When we invoked bipolarity as a means of handling differentiation within society without foregoing some notion of common character structure, we considered only the possibility of simple bipolar differentiation. Certainly this pattern is very common in Western cultures; take, for instance, Republican-Democrat, political Right-Left, sex differentiation, God and the devil, and so on. These peoples even try to impose a binary pattern upon phenomena which are not dual in nature—youth versus age, labor versus capital, mind versus matter—and, in general, lack the organizational devices for handling triangular systems; the inception of any "third" party is always regarded, for example, as a threat to our political organization.

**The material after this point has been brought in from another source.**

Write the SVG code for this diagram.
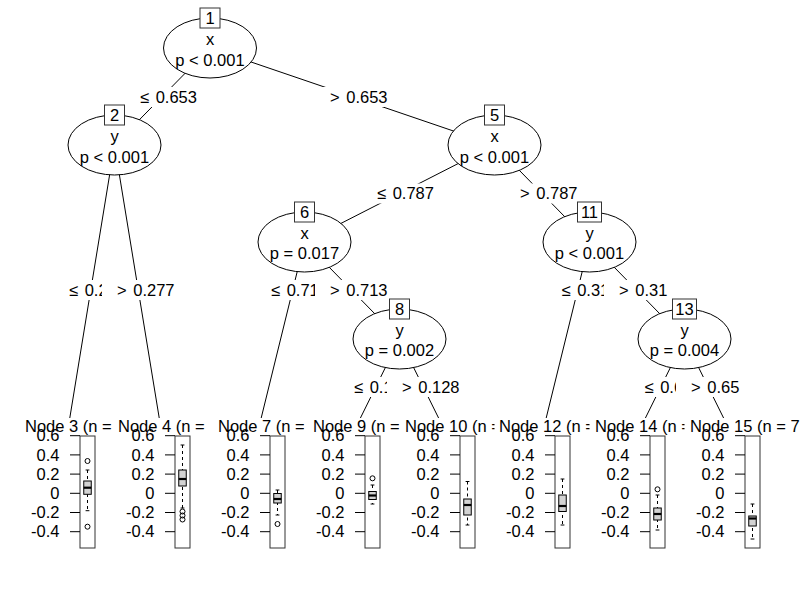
<svg xmlns="http://www.w3.org/2000/svg" xmlns:xlink="http://www.w3.org/1999/xlink" width="800" height="600" viewBox="0 0 800 600">
<style>
text{font-family:"Liberation Sans",Arial,Helvetica,sans-serif;font-size:16.5px;fill:#000}
.c{text-anchor:middle}
.e{text-anchor:end}
.el{word-spacing:2px}
.edge{stroke:#000;stroke-width:1;fill:none}
.lbg{fill:#fff;stroke:none}
.ell{fill:#fff;stroke:#000;stroke-width:1}
.idb{fill:#fff;stroke:#333;stroke-width:1}
.pbg{fill:#fff;stroke:none}
.frame{fill:none;stroke:#333;stroke-width:1}
.tick{stroke:#000;stroke-width:1}
.box{fill:#d3d3d3;stroke:#000;stroke-width:1}
.med{stroke:#000;stroke-width:2.2}
.wh{stroke:#000;stroke-width:1;stroke-dasharray:3 3}
.cap{stroke:#000;stroke-width:1}
.out{fill:none;stroke:#000;stroke-width:1}
</style>
<defs>
<g id="axis">
<rect class="frame" x="60.5" y="436" width="15" height="112"/>
<path class="tick" d="M50.5 435.7H60.5M50.5 454.9H60.5M50.5 474.1H60.5M50.5 493.3H60.5M50.5 512.5H60.5M50.5 531.7H60.5"/>
<text class="e" x="40" y="441.4">0.6</text>
<text class="e" x="40" y="460.6">0.4</text>
<text class="e" x="40" y="479.8">0.2</text>
<text class="e" x="40" y="499">0</text>
<text class="e" x="40" y="518.2">-0.2</text>
<text class="e" x="40" y="537.4">-0.4</text>
</g>
</defs>
<rect x="0" y="0" width="800" height="600" fill="#fff"/>
<g id="connectors">
<line class="edge" x1="210" y1="48" x2="114.5" y2="145"/>
<line class="edge" x1="210" y1="48" x2="494.5" y2="145"/>
<line class="edge" x1="114.5" y1="145" x2="67" y2="435"/>
<line class="edge" x1="114.5" y1="145" x2="162" y2="435"/>
<line class="edge" x1="494.5" y1="145" x2="304.5" y2="242"/>
<line class="edge" x1="494.5" y1="145" x2="589.5" y2="242"/>
<line class="edge" x1="304.5" y1="242" x2="257" y2="435"/>
<line class="edge" x1="304.5" y1="242" x2="399.5" y2="339"/>
<line class="edge" x1="399.5" y1="339" x2="352" y2="435"/>
<line class="edge" x1="399.5" y1="339" x2="447" y2="435"/>
<line class="edge" x1="589.5" y1="242" x2="542" y2="435"/>
<line class="edge" x1="589.5" y1="242" x2="684.5" y2="339"/>
<line class="edge" x1="684.5" y1="339" x2="637" y2="435"/>
<line class="edge" x1="684.5" y1="339" x2="732" y2="435"/>
<rect class="lbg" x="125.5" y="87" width="72.5" height="20"/><text class="el" x="140" y="102.5">≤ 0.653</text>
<rect class="lbg" x="316" y="87" width="72" height="20"/><text class="el" x="330" y="102.5">&gt; 0.653</text>
<rect class="lbg" x="362" y="183.5" width="75" height="20"/><text class="el" x="377" y="199">≤ 0.787</text>
<rect class="lbg" x="506" y="183.5" width="72" height="20"/><text class="el" x="520" y="199">&gt; 0.787</text>
<rect class="lbg" x="54.5" y="280" width="72.5" height="20"/><text class="el" x="69" y="295.5">≤ 0.2</text>
<rect class="lbg" x="102" y="280" width="72.5" height="20"/><text class="el" x="117" y="295.5">&gt; 0.277</text>
<rect class="lbg" x="256.5" y="280" width="72.5" height="20"/><text class="el" x="271" y="295.5">≤ 0.71</text>
<rect class="lbg" x="315" y="280" width="73" height="20"/><text class="el" x="330" y="295.5">&gt; 0.713</text>
<rect class="lbg" x="547" y="280" width="61.5" height="20"/><text class="el" x="561.5" y="295.5">≤ 0.31</text>
<rect class="lbg" x="604" y="280" width="63" height="20"/><text class="el" x="619" y="295.5">&gt; 0.31</text>
<rect class="lbg" x="339.5" y="377" width="72.5" height="20"/><text class="el" x="354" y="392.5">≤ 0.1</text>
<rect class="lbg" x="387" y="377" width="72.5" height="20"/><text class="el" x="402" y="392.5">&gt; 0.128</text>
<rect class="lbg" x="630" y="377" width="61.5" height="20"/><text class="el" x="644.5" y="392.5">≤ 0.6</text>
<rect class="lbg" x="676" y="377" width="63" height="20"/><text class="el" x="691" y="392.5">&gt; 0.65</text>
</g>
<g id="node1">
<ellipse class="ell" cx="210" cy="48" rx="46.5" ry="30"/>
<rect class="idb" x="200" y="8" width="20" height="20"/>
<text class="c" x="210" y="24">1</text>
<text class="c" x="210" y="45">x</text>
<text class="c" x="210" y="65.5">p &lt; 0.001</text>
</g>
<g id="node2">
<ellipse class="ell" cx="114.5" cy="145" rx="46.5" ry="30"/>
<rect class="idb" x="104.5" y="105" width="20" height="20"/>
<text class="c" x="114.5" y="121">2</text>
<text class="c" x="114.5" y="142">y</text>
<text class="c" x="114.5" y="162.5">p &lt; 0.001</text>
</g>
<g id="node5">
<ellipse class="ell" cx="494.5" cy="145" rx="46.5" ry="30"/>
<rect class="idb" x="484.5" y="105" width="20" height="20"/>
<text class="c" x="494.5" y="121">5</text>
<text class="c" x="494.5" y="142">x</text>
<text class="c" x="494.5" y="162.5">p &lt; 0.001</text>
</g>
<g id="node6">
<ellipse class="ell" cx="304.5" cy="242" rx="46.5" ry="30"/>
<rect class="idb" x="294.5" y="202" width="20" height="20"/>
<text class="c" x="304.5" y="218">6</text>
<text class="c" x="304.5" y="239">x</text>
<text class="c" x="304.5" y="259">p = 0.017</text>
</g>
<g id="node8">
<ellipse class="ell" cx="399.5" cy="339" rx="46.5" ry="30"/>
<rect class="idb" x="389.5" y="299" width="20" height="20"/>
<text class="c" x="399.5" y="315">8</text>
<text class="c" x="399.5" y="336">y</text>
<text class="c" x="399.5" y="356">p = 0.002</text>
</g>
<g id="node11">
<ellipse class="ell" cx="589.5" cy="242" rx="46.5" ry="30"/>
<rect class="idb" x="577.5" y="202" width="24" height="20"/>
<text class="c" x="589.5" y="218">11</text>
<text class="c" x="589.5" y="239">y</text>
<text class="c" x="589.5" y="259">p &lt; 0.001</text>
</g>
<g id="node13">
<ellipse class="ell" cx="684.5" cy="339" rx="46.5" ry="30"/>
<rect class="idb" x="672.5" y="299" width="24" height="20"/>
<text class="c" x="684.5" y="315">13</text>
<text class="c" x="684.5" y="336">y</text>
<text class="c" x="684.5" y="356">p = 0.004</text>
</g>
<g id="node3">
<rect class="pbg" x="19.5" y="418" width="95" height="170"/>
<text x="25" y="432">Node 3 (n =</text>
<use xlink:href="#axis" href="#axis" transform="translate(19.5 0)"/>
<line class="wh" x1="87.5" y1="470" x2="87.5" y2="510.7"/>
<line class="cap" x1="85.6" y1="470" x2="89.4" y2="470"/>
<line class="cap" x1="85.6" y1="510.7" x2="89.4" y2="510.7"/>
<rect class="box" x="83.75" y="481" width="7.5" height="13.3"/>
<line class="med" x1="83.75" y1="487.7" x2="91.25" y2="487.7"/>
<circle class="out" cx="87.5" cy="461" r="2.5"/>
<circle class="out" cx="87.5" cy="526.7" r="2.5"/>
</g>
<g id="node4">
<rect class="pbg" x="114.5" y="418" width="95" height="170"/>
<text x="118" y="432">Node 4 (n =</text>
<use xlink:href="#axis" href="#axis" transform="translate(114.5 0)"/>
<line class="wh" x1="182.5" y1="445" x2="182.5" y2="508"/>
<line class="cap" x1="180.6" y1="445" x2="184.4" y2="445"/>
<line class="cap" x1="180.6" y1="508" x2="184.4" y2="508"/>
<rect class="box" x="178.75" y="470" width="7.5" height="16"/>
<line class="med" x1="178.75" y1="479" x2="186.25" y2="479"/>
<circle class="out" cx="182.5" cy="511.5" r="2.5"/>
<circle class="out" cx="182.5" cy="515.5" r="2.5"/>
<circle class="out" cx="182.5" cy="519.5" r="2.5"/>
</g>
<g id="node7">
<rect class="pbg" x="209.5" y="418" width="95" height="170"/>
<text x="218" y="432">Node 7 (n =</text>
<use xlink:href="#axis" href="#axis" transform="translate(209.5 0)"/>
<line class="wh" x1="277.5" y1="490" x2="277.5" y2="515"/>
<line class="cap" x1="275.6" y1="490" x2="279.4" y2="490"/>
<line class="cap" x1="275.6" y1="515" x2="279.4" y2="515"/>
<rect class="box" x="273.75" y="493.5" width="7.5" height="9.5"/>
<line class="med" x1="273.75" y1="499" x2="281.25" y2="499"/>
<circle class="out" cx="277.5" cy="524" r="2.5"/>
</g>
<g id="node9">
<rect class="pbg" x="304.5" y="418" width="95" height="170"/>
<text x="313" y="432">Node 9 (n =</text>
<use xlink:href="#axis" href="#axis" transform="translate(304.5 0)"/>
<line class="wh" x1="372.5" y1="485" x2="372.5" y2="504"/>
<line class="cap" x1="370.6" y1="485" x2="374.4" y2="485"/>
<line class="cap" x1="370.6" y1="504" x2="374.4" y2="504"/>
<rect class="box" x="368.75" y="491.5" width="7.5" height="8"/>
<line class="med" x1="368.75" y1="495.5" x2="376.25" y2="495.5"/>
<circle class="out" cx="372.5" cy="478.3" r="2.5"/>
</g>
<g id="node10">
<rect class="pbg" x="399.5" y="418" width="95" height="170"/>
<text x="405" y="432">Node 10 (n =</text>
<use xlink:href="#axis" href="#axis" transform="translate(399.5 0)"/>
<line class="wh" x1="467.5" y1="481.5" x2="467.5" y2="525"/>
<line class="cap" x1="465.6" y1="481.5" x2="469.4" y2="481.5"/>
<line class="cap" x1="465.6" y1="525" x2="469.4" y2="525"/>
<rect class="box" x="463.75" y="499" width="7.5" height="16"/>
<line class="med" x1="463.75" y1="505" x2="471.25" y2="505"/>
</g>
<g id="node12">
<rect class="pbg" x="494.5" y="418" width="95" height="170"/>
<text x="499" y="432">Node 12 (n =</text>
<use xlink:href="#axis" href="#axis" transform="translate(494.5 0)"/>
<line class="wh" x1="562.5" y1="479" x2="562.5" y2="525"/>
<line class="cap" x1="560.6" y1="479" x2="564.4" y2="479"/>
<line class="cap" x1="560.6" y1="525" x2="564.4" y2="525"/>
<rect class="box" x="558.75" y="495" width="7.5" height="16.5"/>
<line class="med" x1="558.75" y1="506" x2="566.25" y2="506"/>
</g>
<g id="node14">
<rect class="pbg" x="589.5" y="418" width="95" height="170"/>
<text x="595" y="432">Node 14 (n =</text>
<use xlink:href="#axis" href="#axis" transform="translate(589.5 0)"/>
<line class="wh" x1="657.5" y1="495" x2="657.5" y2="530"/>
<line class="cap" x1="655.6" y1="495" x2="659.4" y2="495"/>
<line class="cap" x1="655.6" y1="530" x2="659.4" y2="530"/>
<rect class="box" x="653.75" y="508" width="7.5" height="12"/>
<line class="med" x1="653.75" y1="514" x2="661.25" y2="514"/>
<circle class="out" cx="657.5" cy="489.3" r="2.5"/>
</g>
<g id="node15">
<rect class="pbg" x="684.5" y="418" width="95" height="170"/>
<text x="690" y="432">Node 15 (n = 7</text>
<use xlink:href="#axis" href="#axis" transform="translate(684.5 0)"/>
<line class="wh" x1="752.5" y1="504" x2="752.5" y2="539"/>
<line class="cap" x1="750.6" y1="504" x2="754.4" y2="504"/>
<line class="cap" x1="750.6" y1="539" x2="754.4" y2="539"/>
<rect class="box" x="748.75" y="516" width="7.5" height="10"/>
<line class="med" x1="748.75" y1="518.5" x2="756.25" y2="518.5"/>
</g>
</svg>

This clear tendency toward dual systems ought not, however, to blind us to the occurrence of other patterns. 13
There is, for example, a very interesting tendency in English communities toward the formation of ternary systems, such as parents-nurse-child, king-ministers-people, officers-N.C.O.'s-privates.14 While the precise motifs of relationship in these ternary systems remain to be investigated, it is important to note that these systems, to which I refer as "ternary," are neither "simple hierarchies" nor "triangles." By a pure hierarchy, I should mean a serial system in which face-to-face relations do not occur between members when they are separated by some intervening member; in other words, systems in which the only communication between A and C passes through B. By a triangle I should mean a threefold system with no serial properties. The ternary system, parent-nurse-child, on the other hand, is very different from either of these other forms. It contains serial elements, but face-to-face contact does occur between the first and the third members. Essentially, the function of the middle member is to instruct and discipline the third member in the forms of behavior which he should adopt in his contacts with the first. The nurse teaches the child how to behave toward its parents, just as the N.C.O. teaches and disciplines the private in how he should behave toward officers. In psychoanalytic terminology, the process of introjection is done indirectly, not by direct impact of the parental personality upon the child. 15 The face-to-face contacts between the first and third members are, however, very important. We may refer, in this connection, to the vital daily ritual in the British Army, in which the officer of the day asks the assembled privates and N.C.O.'s whether there are any complaints.
Certainly, any full discussion of English character ought to allow for ternary, as well as bipolar patterns.